## TASK STATEMENT:
Don't copy the pictures; return every other part of the records exactly.

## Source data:
(begin)

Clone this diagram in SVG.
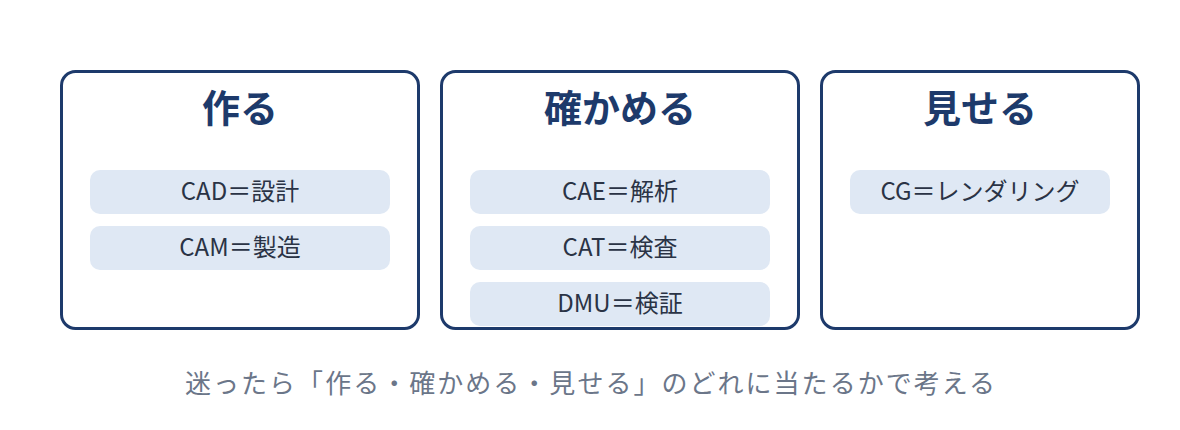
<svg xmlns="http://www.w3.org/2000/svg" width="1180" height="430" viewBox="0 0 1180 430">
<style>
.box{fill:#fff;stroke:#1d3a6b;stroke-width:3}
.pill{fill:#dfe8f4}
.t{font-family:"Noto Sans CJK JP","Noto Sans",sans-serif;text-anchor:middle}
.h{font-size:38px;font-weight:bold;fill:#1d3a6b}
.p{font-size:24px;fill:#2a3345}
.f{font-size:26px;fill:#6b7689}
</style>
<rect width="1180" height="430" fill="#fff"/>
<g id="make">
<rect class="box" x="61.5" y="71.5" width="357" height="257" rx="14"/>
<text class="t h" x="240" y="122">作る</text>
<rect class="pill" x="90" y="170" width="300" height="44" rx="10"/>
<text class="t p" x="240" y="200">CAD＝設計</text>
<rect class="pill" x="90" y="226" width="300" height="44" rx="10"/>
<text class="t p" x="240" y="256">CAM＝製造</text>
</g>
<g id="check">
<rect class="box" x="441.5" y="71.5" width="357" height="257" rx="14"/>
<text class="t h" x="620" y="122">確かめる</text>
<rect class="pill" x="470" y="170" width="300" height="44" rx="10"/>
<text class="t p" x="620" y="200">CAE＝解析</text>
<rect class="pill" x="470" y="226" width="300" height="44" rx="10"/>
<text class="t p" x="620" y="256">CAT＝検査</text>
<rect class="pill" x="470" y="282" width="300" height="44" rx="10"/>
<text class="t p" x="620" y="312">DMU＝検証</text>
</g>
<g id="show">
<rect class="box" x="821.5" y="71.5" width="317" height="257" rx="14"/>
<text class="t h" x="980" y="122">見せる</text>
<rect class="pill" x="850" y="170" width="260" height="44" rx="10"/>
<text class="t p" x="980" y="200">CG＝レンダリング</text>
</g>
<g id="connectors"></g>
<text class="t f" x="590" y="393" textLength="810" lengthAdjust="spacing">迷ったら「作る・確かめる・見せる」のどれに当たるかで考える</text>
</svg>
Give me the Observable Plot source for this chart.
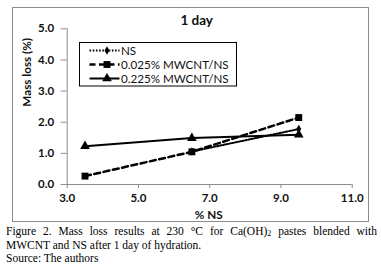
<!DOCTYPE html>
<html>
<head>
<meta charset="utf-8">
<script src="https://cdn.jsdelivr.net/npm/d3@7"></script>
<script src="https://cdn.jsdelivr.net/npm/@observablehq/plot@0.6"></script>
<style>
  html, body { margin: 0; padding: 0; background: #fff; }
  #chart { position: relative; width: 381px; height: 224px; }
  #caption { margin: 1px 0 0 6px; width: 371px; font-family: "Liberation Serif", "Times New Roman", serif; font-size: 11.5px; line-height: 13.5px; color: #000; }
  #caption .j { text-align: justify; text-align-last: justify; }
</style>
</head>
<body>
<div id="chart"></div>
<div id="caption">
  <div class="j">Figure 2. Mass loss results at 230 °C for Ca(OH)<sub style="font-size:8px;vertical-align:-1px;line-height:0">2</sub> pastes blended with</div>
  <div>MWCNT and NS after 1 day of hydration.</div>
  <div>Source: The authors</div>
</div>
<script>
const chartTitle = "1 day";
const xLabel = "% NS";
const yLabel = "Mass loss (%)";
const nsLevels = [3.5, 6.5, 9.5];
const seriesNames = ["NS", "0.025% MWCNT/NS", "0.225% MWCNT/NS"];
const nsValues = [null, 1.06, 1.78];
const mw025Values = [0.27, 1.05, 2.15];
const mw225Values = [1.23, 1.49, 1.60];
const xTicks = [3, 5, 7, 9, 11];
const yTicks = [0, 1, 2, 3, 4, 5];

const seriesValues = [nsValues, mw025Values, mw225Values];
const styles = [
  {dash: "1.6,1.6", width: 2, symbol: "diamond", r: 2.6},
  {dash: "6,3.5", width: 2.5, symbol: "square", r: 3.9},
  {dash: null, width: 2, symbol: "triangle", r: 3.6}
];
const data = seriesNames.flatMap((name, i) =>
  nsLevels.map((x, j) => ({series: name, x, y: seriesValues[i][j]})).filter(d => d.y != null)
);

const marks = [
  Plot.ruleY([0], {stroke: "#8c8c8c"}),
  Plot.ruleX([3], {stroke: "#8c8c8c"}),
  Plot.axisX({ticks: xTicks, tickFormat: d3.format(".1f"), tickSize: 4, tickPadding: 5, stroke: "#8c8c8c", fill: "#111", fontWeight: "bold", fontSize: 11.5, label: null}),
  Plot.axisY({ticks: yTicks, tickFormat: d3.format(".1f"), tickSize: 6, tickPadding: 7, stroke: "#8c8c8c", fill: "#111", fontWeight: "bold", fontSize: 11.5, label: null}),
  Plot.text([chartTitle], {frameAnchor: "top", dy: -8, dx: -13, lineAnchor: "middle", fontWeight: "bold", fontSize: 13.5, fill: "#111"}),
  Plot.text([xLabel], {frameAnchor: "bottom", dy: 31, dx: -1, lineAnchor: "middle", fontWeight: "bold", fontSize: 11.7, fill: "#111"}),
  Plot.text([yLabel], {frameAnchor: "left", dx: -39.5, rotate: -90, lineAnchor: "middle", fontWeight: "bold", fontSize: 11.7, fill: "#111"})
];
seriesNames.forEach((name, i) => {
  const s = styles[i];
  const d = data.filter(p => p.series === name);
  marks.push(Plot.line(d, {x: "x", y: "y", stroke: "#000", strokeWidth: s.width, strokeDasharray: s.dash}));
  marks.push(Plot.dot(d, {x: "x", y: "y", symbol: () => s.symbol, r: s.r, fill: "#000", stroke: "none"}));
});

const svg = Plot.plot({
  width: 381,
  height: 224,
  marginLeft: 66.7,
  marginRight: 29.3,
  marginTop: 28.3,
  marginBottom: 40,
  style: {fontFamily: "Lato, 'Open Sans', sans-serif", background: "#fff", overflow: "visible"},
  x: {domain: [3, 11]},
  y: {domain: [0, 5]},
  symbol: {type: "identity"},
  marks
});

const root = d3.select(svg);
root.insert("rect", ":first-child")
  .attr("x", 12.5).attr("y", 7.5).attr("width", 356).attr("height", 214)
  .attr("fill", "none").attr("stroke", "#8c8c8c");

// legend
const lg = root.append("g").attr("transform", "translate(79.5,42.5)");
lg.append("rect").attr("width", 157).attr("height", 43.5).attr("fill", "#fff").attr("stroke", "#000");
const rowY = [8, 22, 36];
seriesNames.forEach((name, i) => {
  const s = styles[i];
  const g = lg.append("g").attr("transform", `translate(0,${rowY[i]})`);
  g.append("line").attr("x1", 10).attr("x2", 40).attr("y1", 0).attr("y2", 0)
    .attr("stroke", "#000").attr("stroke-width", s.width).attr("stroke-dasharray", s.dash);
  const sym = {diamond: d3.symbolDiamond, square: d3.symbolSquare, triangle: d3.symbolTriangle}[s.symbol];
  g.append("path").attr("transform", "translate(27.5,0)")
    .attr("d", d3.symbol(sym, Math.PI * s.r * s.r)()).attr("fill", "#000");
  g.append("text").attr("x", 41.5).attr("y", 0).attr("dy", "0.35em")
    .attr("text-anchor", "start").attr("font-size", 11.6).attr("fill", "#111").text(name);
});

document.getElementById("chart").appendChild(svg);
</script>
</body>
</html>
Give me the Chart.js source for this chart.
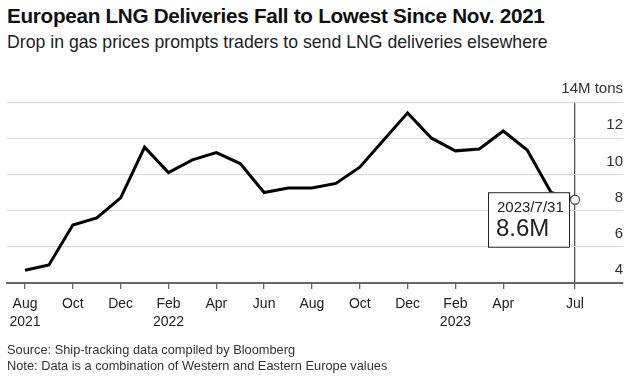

(end)

## FINAL RESULT:
Clone this diagram in SVG.
<svg xmlns="http://www.w3.org/2000/svg" width="1180" height="430" viewBox="0 0 1180 430">
<style>
.box{fill:#fff;stroke:#1d3a6b;stroke-width:3}
.pill{fill:#dfe8f4}
.t{font-family:"Noto Sans CJK JP","Noto Sans",sans-serif;text-anchor:middle}
.h{font-size:38px;font-weight:bold;fill:#1d3a6b}
.p{font-size:24px;fill:#2a3345}
.f{font-size:26px;fill:#6b7689}
</style>
<rect width="1180" height="430" fill="#fff"/>
<g id="make">
<rect class="box" x="61.5" y="71.5" width="357" height="257" rx="14"/>
<text class="t h" x="240" y="122">作る</text>
<rect class="pill" x="90" y="170" width="300" height="44" rx="10"/>
<text class="t p" x="240" y="200">CAD＝設計</text>
<rect class="pill" x="90" y="226" width="300" height="44" rx="10"/>
<text class="t p" x="240" y="256">CAM＝製造</text>
</g>
<g id="check">
<rect class="box" x="441.5" y="71.5" width="357" height="257" rx="14"/>
<text class="t h" x="620" y="122">確かめる</text>
<rect class="pill" x="470" y="170" width="300" height="44" rx="10"/>
<text class="t p" x="620" y="200">CAE＝解析</text>
<rect class="pill" x="470" y="226" width="300" height="44" rx="10"/>
<text class="t p" x="620" y="256">CAT＝検査</text>
<rect class="pill" x="470" y="282" width="300" height="44" rx="10"/>
<text class="t p" x="620" y="312">DMU＝検証</text>
</g>
<g id="show">
<rect class="box" x="821.5" y="71.5" width="317" height="257" rx="14"/>
<text class="t h" x="980" y="122">見せる</text>
<rect class="pill" x="850" y="170" width="260" height="44" rx="10"/>
<text class="t p" x="980" y="200">CG＝レンダリング</text>
</g>
<g id="connectors"></g>
<text class="t f" x="590" y="393" textLength="810" lengthAdjust="spacing">迷ったら「作る・確かめる・見せる」のどれに当たるかで考える</text>
</svg>
Give me the Observable Plot source for this chart.
<!DOCTYPE html>
<html>
<head>
<meta charset="utf-8">
<script src="https://cdn.jsdelivr.net/npm/d3@7"></script>
<script src="https://cdn.jsdelivr.net/npm/@observablehq/plot@0.6"></script>
<style>
  html, body { margin: 0; padding: 0; background: #fff; }
  #chart { position: relative; width: 381px; height: 224px; }
  #caption { margin: 1px 0 0 6px; width: 371px; font-family: "Liberation Serif", "Times New Roman", serif; font-size: 11.5px; line-height: 13.5px; color: #000; }
  #caption .j { text-align: justify; text-align-last: justify; }
</style>
</head>
<body>
<div id="chart"></div>
<div id="caption">
  <div class="j">Figure 2. Mass loss results at 230 °C for Ca(OH)<sub style="font-size:8px;vertical-align:-1px;line-height:0">2</sub> pastes blended with</div>
  <div>MWCNT and NS after 1 day of hydration.</div>
  <div>Source: The authors</div>
</div>
<script>
const chartTitle = "1 day";
const xLabel = "% NS";
const yLabel = "Mass loss (%)";
const nsLevels = [3.5, 6.5, 9.5];
const seriesNames = ["NS", "0.025% MWCNT/NS", "0.225% MWCNT/NS"];
const nsValues = [null, 1.06, 1.78];
const mw025Values = [0.27, 1.05, 2.15];
const mw225Values = [1.23, 1.49, 1.60];
const xTicks = [3, 5, 7, 9, 11];
const yTicks = [0, 1, 2, 3, 4, 5];

const seriesValues = [nsValues, mw025Values, mw225Values];
const styles = [
  {dash: "1.6,1.6", width: 2, symbol: "diamond", r: 2.6},
  {dash: "6,3.5", width: 2.5, symbol: "square", r: 3.9},
  {dash: null, width: 2, symbol: "triangle", r: 3.6}
];
const data = seriesNames.flatMap((name, i) =>
  nsLevels.map((x, j) => ({series: name, x, y: seriesValues[i][j]})).filter(d => d.y != null)
);

const marks = [
  Plot.ruleY([0], {stroke: "#8c8c8c"}),
  Plot.ruleX([3], {stroke: "#8c8c8c"}),
  Plot.axisX({ticks: xTicks, tickFormat: d3.format(".1f"), tickSize: 4, tickPadding: 5, stroke: "#8c8c8c", fill: "#111", fontWeight: "bold", fontSize: 11.5, label: null}),
  Plot.axisY({ticks: yTicks, tickFormat: d3.format(".1f"), tickSize: 6, tickPadding: 7, stroke: "#8c8c8c", fill: "#111", fontWeight: "bold", fontSize: 11.5, label: null}),
  Plot.text([chartTitle], {frameAnchor: "top", dy: -8, dx: -13, lineAnchor: "middle", fontWeight: "bold", fontSize: 13.5, fill: "#111"}),
  Plot.text([xLabel], {frameAnchor: "bottom", dy: 31, dx: -1, lineAnchor: "middle", fontWeight: "bold", fontSize: 11.7, fill: "#111"}),
  Plot.text([yLabel], {frameAnchor: "left", dx: -39.5, rotate: -90, lineAnchor: "middle", fontWeight: "bold", fontSize: 11.7, fill: "#111"})
];
seriesNames.forEach((name, i) => {
  const s = styles[i];
  const d = data.filter(p => p.series === name);
  marks.push(Plot.line(d, {x: "x", y: "y", stroke: "#000", strokeWidth: s.width, strokeDasharray: s.dash}));
  marks.push(Plot.dot(d, {x: "x", y: "y", symbol: () => s.symbol, r: s.r, fill: "#000", stroke: "none"}));
});

const svg = Plot.plot({
  width: 381,
  height: 224,
  marginLeft: 66.7,
  marginRight: 29.3,
  marginTop: 28.3,
  marginBottom: 40,
  style: {fontFamily: "Lato, 'Open Sans', sans-serif", background: "#fff", overflow: "visible"},
  x: {domain: [3, 11]},
  y: {domain: [0, 5]},
  symbol: {type: "identity"},
  marks
});

const root = d3.select(svg);
root.insert("rect", ":first-child")
  .attr("x", 12.5).attr("y", 7.5).attr("width", 356).attr("height", 214)
  .attr("fill", "none").attr("stroke", "#8c8c8c");

// legend
const lg = root.append("g").attr("transform", "translate(79.5,42.5)");
lg.append("rect").attr("width", 157).attr("height", 43.5).attr("fill", "#fff").attr("stroke", "#000");
const rowY = [8, 22, 36];
seriesNames.forEach((name, i) => {
  const s = styles[i];
  const g = lg.append("g").attr("transform", `translate(0,${rowY[i]})`);
  g.append("line").attr("x1", 10).attr("x2", 40).attr("y1", 0).attr("y2", 0)
    .attr("stroke", "#000").attr("stroke-width", s.width).attr("stroke-dasharray", s.dash);
  const sym = {diamond: d3.symbolDiamond, square: d3.symbolSquare, triangle: d3.symbolTriangle}[s.symbol];
  g.append("path").attr("transform", "translate(27.5,0)")
    .attr("d", d3.symbol(sym, Math.PI * s.r * s.r)()).attr("fill", "#000");
  g.append("text").attr("x", 41.5).attr("y", 0).attr("dy", "0.35em")
    .attr("text-anchor", "start").attr("font-size", 11.6).attr("fill", "#111").text(name);
});

document.getElementById("chart").appendChild(svg);
</script>
</body>
</html>
Give me the Chart.js source for this chart.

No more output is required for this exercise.